I don’t want my classes to be about memorizing dates, but, where appropriate, I do want the students to have some overall sense of Islamic history.  What follows here is the periodization that I employ, and that I expect them to learn and to use.  You’ll note that it doesn’t, on the whole, follow the “Great Man” view of history.  Rather it attempts to point to more fundamental features:

 

The Pre-Islamic Period (from approximately 4,000,000,000 B.C. to 570 A.D.)

Purely arbitrarily, this period — known locally, in the Arabian Peninsula, as the Jahiliyya or “Age of Ignorance” — ends with the birth of Muhammad.

 

The Formative Period (from 570 to 692 A.D.)

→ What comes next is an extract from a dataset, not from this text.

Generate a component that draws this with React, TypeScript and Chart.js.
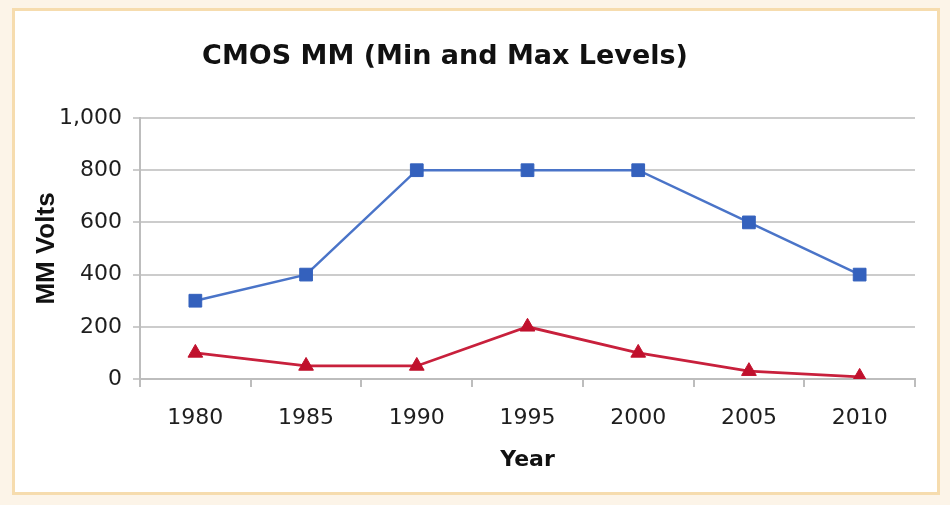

This period, which extends from the birth of Muhammad until the year that the Umayyad caliph ‘Abd al-Malik decrees that Arabic will be the language of imperial administration, sees the life of the Prophet, the revelation of the Qur’an, the establishment of the caliphate, and the beginnings of the rapid Arab expansion.

 

The High Caliphal Period (from 692 to 945 A.D.)

In this period, we see the Islamic empire at its unified high point, ruling first from Damascus and then, after AD 750, from the newly founded city of Baghdad.

 

The Early Middle Period (from 945 to 1258 A.D.)

The Middle Periods are characterized by political fragmentation, including the epoch sometimes called the “Shi‘ite century.”  During the Early Middle Period, Turks tend to gain dominance in many areas.

 

The Late Middle Period (from 1258 to 1500 A.D.)

During the Late Middle Period, which is separated off from the preceding period by the catastrophic Mongol sack of Baghdad, Mongols come increasingly to the fore.

 

The Period of the Gunpowder Empires (from 1500 to 1800 A.D.)

The adoption of technology from the West permits the partial reconsolidation of the Islamic world, particularly in the form of the Ottoman, Safavid, and Muhal or Moghul or Mogul empires — based, respectively, in Anatolia (modern Turkey), Persia (modern Iran), and the Indian subcontinent.

 

The Modern Period (from 1800 A.D. to the Glorious Present)

Western imperialism and the economic and technological dominance of the West is the chief distinguishing characteristic of this period, coupled with the varying responses of Muslims who are trying to cope with that dominance or, increasingly, to roll it back.